We admit the following result: if $A$ and $B$ are two matrices of $\mathcal{S}_n(\mathbb{R})$ whose respective eigenvalues (with possible repetitions) are $\alpha_1 \geqslant \ldots \geqslant \alpha_n$ and $\beta_1 \geqslant \ldots \geqslant \beta_n$ then $$\sum_{i=1}^{n} \alpha_i \beta_{n+1-i} \leqslant \operatorname{tr}(AB) \leqslant \sum_{i=1}^{n} \alpha_i \beta_i$$
Let $B = (b_{i,j})_{1 \leqslant i,j \leqslant n}$ be the matrix of $\mathcal{M}_n(\mathbb{R})$ defined by $$b_{1,2p-1} = 1 \quad b_{2p-1,1} = 1 \quad b_{p,p} = -2$$ all other coefficients of $B$ being zero.
Let $a = (a_0, \ldots, a_{2n-2})$ be an element of $\mathbb{R}^{2n-1}$ and $M = H(a)$. We denote $\operatorname{Spo}(M) = (\lambda_1, \ldots, \lambda_n)$.
Establish that $$\lambda_1 - \lambda_{n-1} - 2\lambda_n \geqslant 0 \quad \text{and} \quad 2\lambda_1 + \lambda_2 - \lambda_n \geqslant 0 \tag{III.3}$$

QIII.D.1 Matrices Eigenvalue and Characteristic Polynomial Analysis View

Throughout this part, $n$ denotes an integer greater than or equal to 3, and $p = [(n+1)/2]$ is the integer part of $(n+1)/2$.
Let $\lambda_1, \lambda_2, \lambda_3$ be three real numbers satisfying $$\lambda_1 \geqslant \lambda_2 \geqslant \lambda_3 \quad \lambda_1 - \lambda_2 - 2\lambda_3 \geqslant 0 \quad 2\lambda_1 + \lambda_2 - \lambda_3 \geqslant 0$$
We define the Hankel matrix $M = H(a,b,c,b,a) = \begin{pmatrix} a & b & c \\ b & c & b \\ c & b & a \end{pmatrix}$, where $a, b, c$ are real.
Calculate the eigenvalues of $M$ (without trying to order them).

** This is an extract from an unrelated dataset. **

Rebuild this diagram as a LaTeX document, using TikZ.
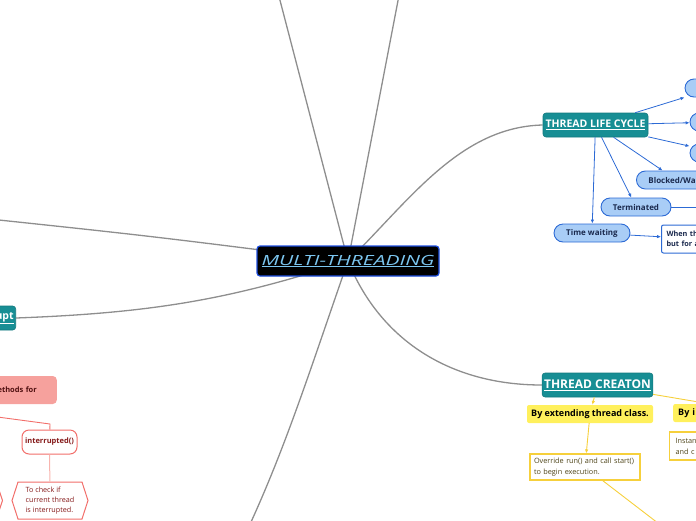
\documentclass[tikz,border=0pt]{standalone}
\usepackage{fontspec}
\setmainfont{Open Sans}
\newfontfamily\titlefont[FakeStretch=1.5]{Open Sans}
\usetikzlibrary{arrows.meta,shapes.symbols,backgrounds}

\definecolor{tealbox}{HTML}{178E94}
\definecolor{greyline}{HTML}{8E8E8E}
\definecolor{titleblue}{HTML}{7CC6F0}
\definecolor{rimblue}{HTML}{1E4FE0}
\definecolor{pillfill}{HTML}{A9CDF6}
\definecolor{pillline}{HTML}{2C6AD5}
\definecolor{pilltext}{HTML}{1B2A4E}
\definecolor{yelfill}{HTML}{FFF05C}
\definecolor{yelline}{HTML}{F6D03C}
\definecolor{yeltext}{HTML}{4E4418}
\definecolor{redline}{HTML}{F26E6A}
\definecolor{redpale}{HTML}{F8B4AE}
\definecolor{pinkfill}{HTML}{F6A19D}
\definecolor{redtext}{HTML}{861B1B}

\begin{document}
\begin{tikzpicture}[x=1pt, y=-1pt,
    every node/.style={inner sep=2pt},
    central/.style={fill=black, draw=rimblue, line width=1.2pt, rounded corners=3pt, minimum width=182pt, minimum height=30pt, text=titleblue, font=\titlefont\itshape\fontsize{14}{16}\selectfont},
    topic/.style={fill=tealbox, draw=tealbox!85!black, line width=0.6pt, rounded corners=3pt, minimum height=24pt, text=white, font=\bfseries\fontsize{10.5}{12}\selectfont},
    state/.style={fill=pillfill, draw=pillline, line width=0.9pt, rounded corners=9pt, minimum height=18pt, text=pilltext, font=\bfseries\fontsize{8}{9}\selectfont},
    note/.style={fill=white, draw=pillline, line width=1pt, rounded corners=2pt, minimum height=28pt, text=pilltext, align=left, font=\bfseries\fontsize{7.3}{10}\selectfont},
    way/.style={fill=yelfill, rounded corners=2pt, minimum height=18pt, font=\bfseries\fontsize{9}{10}\selectfont},
    hint/.style={fill=white, draw=yelline, line width=1.2pt, minimum height=26pt, align=left, text=yeltext, font=\fontsize{7.3}{11}\selectfont},
    method/.style={fill=pinkfill, rounded corners=4pt, minimum height=28pt, text=redtext!60!black, font=\bfseries\fontsize{7.5}{9}\selectfont},
    call/.style={fill=white, draw=redline, line width=1pt, rounded corners=7pt, minimum width=55pt, minimum height=24pt, text=redtext, font=\bfseries\fontsize{7.5}{9}\selectfont},
    hexa/.style={shape=signal, signal to=west and east, signal pointer angle=144, fill=white, draw=redline, line width=1pt, minimum width=76pt, minimum height=37pt, inner sep=1pt, align=left, text=redtext, font=\fontsize{7.2}{10}\selectfont},
    link/.style={greyline, line width=1.3pt},
    flow/.style={draw=pillline, line width=0.8pt, -{Latex[length=4pt,width=3.5pt]}},
    yflow/.style={draw=yelline, line width=0.9pt, -{Latex[length=4pt,width=3.5pt]}},
    rflow/.style={draw=redline, line width=0.9pt},
  ]
  \useasboundingbox (0,0) rectangle (696,520);
  \clip (0,0) rectangle (696,520);

  % main topic
  \node [central] (MT) at (348,261) {\underline{MULTI-THREADING}};

  % branches leaving the frame
  \coordinate (TL) at (276,-15);
  \coordinate (TR) at (401,-15);
  \coordinate (LB) at (-20,218);
  \coordinate (BT) at (245,535);

  % life cycle
  \node [topic, minimum width=105pt] (TLC) at (595.5,125) {\underline{THREAD LIFE CYCLE}};
  \node [state, minimum width=60pt] (S1) at (715,88) {};
  \node [state, minimum width=60pt] (S2) at (720,122) {};
  \node [state, minimum width=60pt] (S3) at (720,153) {};
  \node [state, anchor=west, text width=56pt, inner xsep=12pt, align=left] (BW) at (636,180) {Blocked/Wai};
  \node [state, minimum width=70pt] (TM) at (636,207) {Terminated};
  \node [state, minimum width=76pt] (TW) at (592,233) {Time waiting};
  \node [note, anchor=west, text width=70pt, inner xsep=5pt] (WT) at (661,239) {When th\\but for a};
  \coordinate (TMout) at (730,207);

  \path (TLC) edge[flow] (S1);
  \path (TLC) edge[flow] (S2);
  \path (TLC) edge[flow] (S3);
  \path (TLC) edge[flow] (BW);
  \path (TLC) edge[flow] (TM);
  \path (TLC) edge[flow] (TW);
  \path (TW) edge[flow] (WT);
  \path (TM) edge[draw=pillline, line width=0.8pt] (TMout);

  % creation
  \node [topic, minimum width=109pt, font=\bfseries\fontsize{12}{14}\selectfont] (TC) at (597.5,385) {\underline{THREAD CREATON}};
  \node [way, minimum width=126pt] (BE) at (590,414) {By extending thread class.};
  \node [way, anchor=west, text width=62pt, inner xsep=5pt, align=left] (BI) at (673,413) {By i};
  \node [hint, text width=102pt, inner xsep=4pt] (OR) at (585,467) {Override run() and call start()\\to begin execution.};
  \node [hint, anchor=west, text width=70pt, inner xsep=6pt, minimum height=28pt] (IN) at (669,446) {Instan\\and c};
  \coordinate (ORout) at (680,540);

  \path (TC) edge[yflow] (BE);
  \path (BE) edge[yflow] (OR);
  \path (TC) edge[yflow] (BI.north);
  \path (OR) edge[draw=yelline, line width=0.9pt] (ORout);

  % interrupt
  \node [topic, anchor=east, inner xsep=2pt] (IR) at (16,318) {\underline{upt}};
  \node [method, anchor=east, text width=80pt, inner xsep=20pt, align=right] (MF) at (57,390) {ethods for};
  \coordinate (MFout) at (-10,416);
  \coordinate (IRk) at (50,424);
  \node [call] (IRD) at (49.5,442) {interrupted()};
  \node [hexa] (CK) at (50,500.5) {To check if\\current thread\\is interrupted.};
  \node [hexa, anchor=east, minimum width=60pt] (CK0) at (3,500.5) {};

  \draw [rflow] (MFout) -- (IRk) -- (IRD);
  \path (IRD) edge[draw=redpale, line width=1pt] (CK);

  % grey links under the main topic
  \begin{scope}[on background layer]
    \clip (0,0) rectangle (696,520);
    \path (MT.center) edge[link] (TL);
    \path (MT.center) edge[link] (TR);
    \draw [link] (MT.center) .. controls (150,236) .. (LB);
    \draw [link] (MT.center) .. controls (230,300) and (150,313) .. (IR.east);
    \draw [link] (MT.center) .. controls (310,370) and (285,450) .. (BT);
    \draw [link] (MT.center) .. controls (410,200) and (460,127) .. (TLC.west);
    \draw [link] (MT.center) .. controls (380,340) and (450,385) .. (TC.west);
  \end{scope}
\end{tikzpicture}
\end{document}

QIII.D.2 Matrices Eigenvalue and Characteristic Polynomial Analysis View

Throughout this part, $n$ denotes an integer greater than or equal to 3, and $p = [(n+1)/2]$ is the integer part of $(n+1)/2$.
Let $\lambda_1, \lambda_2, \lambda_3$ be three real numbers satisfying $$\lambda_1 \geqslant \lambda_2 \geqslant \lambda_3 \quad \lambda_1 - \lambda_2 - 2\lambda_3 \geqslant 0 \quad 2\lambda_1 + \lambda_2 - \lambda_3 \geqslant 0$$
We define the Hankel matrix $M = H(a,b,c,b,a) = \begin{pmatrix} a & b & c \\ b & c & b \\ c & b & a \end{pmatrix}$, where $a, b, c$ are real.
Explicitly express $a, b, c$ (with $b \geqslant 0$) as functions of $\lambda_1, \lambda_2, \lambda_3$, such that $\operatorname{Spo}(M) = (\lambda_1, \lambda_2, \lambda_3)$.

QIII.D.3 Matrices True/False or Multiple-Select Conceptual Reasoning View

Throughout this part, $n$ denotes an integer greater than or equal to 3, and $p = [(n+1)/2]$ is the integer part of $(n+1)/2$.
Let $\lambda_1, \lambda_2, \lambda_3$ be three real numbers satisfying $$\lambda_1 \geqslant \lambda_2 \geqslant \lambda_3 \quad \lambda_1 - \lambda_2 - 2\lambda_3 \geqslant 0 \quad 2\lambda_1 + \lambda_2 - \lambda_3 \geqslant 0 \tag{III.3}$$
We define the Hankel matrix $M = H(a,b,c,b,a) = \begin{pmatrix} a & b & c \\ b & c & b \\ c & b & a \end{pmatrix}$, where $a, b, c$ are real.
What can be deduced from the previous result, regarding condition III.3 in the case $n = 3$? Using an ordered triplet $(\lambda, 1, 1)$, show that for $n = 3$, condition III.1 is not sufficient.